The junction where wood meets concrete represents a challenge in construction, particularly concerning moisture management. This interface is common where a wooden sill plate rests on a foundation wall, deck posts are anchored to a slab, or a wood-framed wall abuts a basement floor. Without a reliable barrier, this seam becomes a primary pathway for moisture entry. This moisture entry can lead to accelerated wood rot, degradation of fasteners, and the proliferation of mold and mildew.
Vulnerability of the Wood and Concrete Junction
The inherent material differences between wood and concrete make their junction susceptible to moisture problems. Concrete is a porous material containing microscopic channels that allow it to draw moisture upward from the soil through capillary action. This phenomenon causes moisture to wick directly into the wood fibers that rest against the foundation.
The two materials also react differently to environmental changes, creating movement that compromises a seal over time. Wood expands and contracts significantly as its moisture content changes, while concrete is inorganic and exhibits movement primarily due to thermal changes. This differential movement constantly stresses the joint, potentially creating tiny gaps that allow air and water vapor to infiltrate the assembly. Furthermore, the dense, cool surface of concrete can promote condensation when warm, humid air comes into contact with it. This surface moisture accumulates directly at the joint line, providing a continuous source of water to the adjacent wood structure.
Selecting the Right Barrier Material
Choosing the correct material depends on the specific location and the expected severity of moisture exposure. For horizontal applications, such as under a sill plate resting on a foundation, flexible gaskets or membranes are the standard solution. Closed-cell polyethylene foam gaskets are designed to serve as a capillary break, preventing moisture from wicking up from the concrete into the wood structure.
These foam gaskets conform to the irregularities in the concrete surface, creating a continuous seal against air infiltration and moisture transfer. For areas with high water exposure, like under a deck ledger board, a self-adhering modified bitumen membrane (peel-and-stick flashing) provides a robust, self-sealing barrier. This type of membrane creates a watertight seal against the concrete and around any fasteners that penetrate the wood.
In situations requiring a liquid-applied seal, such as vertical joints or around post bases, a structural-grade sealant is necessary. Polyurethane is a common choice for wood-to-concrete applications, offering superior adhesion to porous materials like wood and unprimed concrete, along with excellent abrasion resistance.
Conversely, silicone sealants provide superior flexibility and UV resistance, making them more suitable for exterior joints where movement is extreme or where the sealant is constantly exposed to sunlight and weather.
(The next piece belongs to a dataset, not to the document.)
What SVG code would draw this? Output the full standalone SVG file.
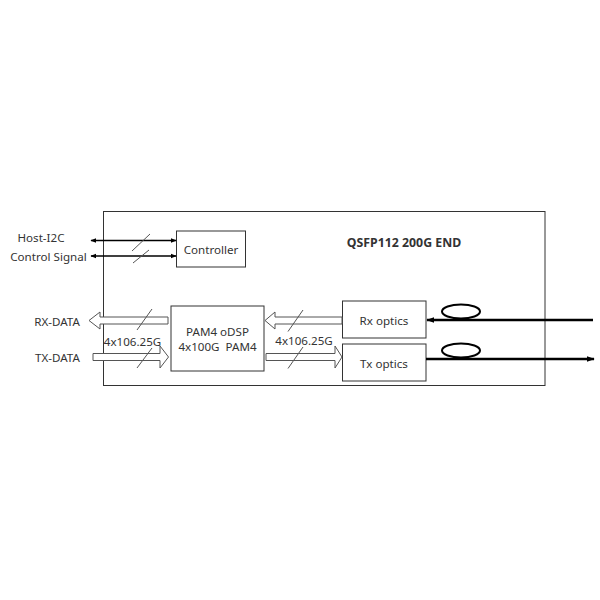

While silicone is generally more weather-resistant, polyurethane is often preferred for its stronger bond to the specific substrates found at the wood-concrete interface.
Surface Preparation and Application Methods
Successful sealing begins with surface preparation, regardless of the material chosen. Both the concrete and the wood surfaces must be clean, dry, and free of dust, loose debris, or any curing compounds that could interfere with adhesion. Any jagged edges or high spots on the concrete should be knocked down or ground smooth to ensure uniform contact with the barrier material.
When applying foam gaskets or sill seal, the material should be rolled out flush with the exterior edge of the foundation wall to provide full coverage and protection to the entire width of the sill plate. The closed-cell foam should be compressed slightly by the weight of the framing member to create a tight, continuous air and moisture barrier. This compression allows the gasket to effectively seal against surface irregularities.
For liquid sealants, proper joint sizing and the use of a backer rod are needed to ensure the material performs as intended. A backer rod, typically a compressible foam material, is inserted into the joint gap to control the depth of the sealant and create an hourglass shape. This shape allows the sealant to stretch and compress with joint movement. The sealant bead should then be tooled immediately after application to ensure maximum contact and adhesion to both the wood and the concrete surfaces.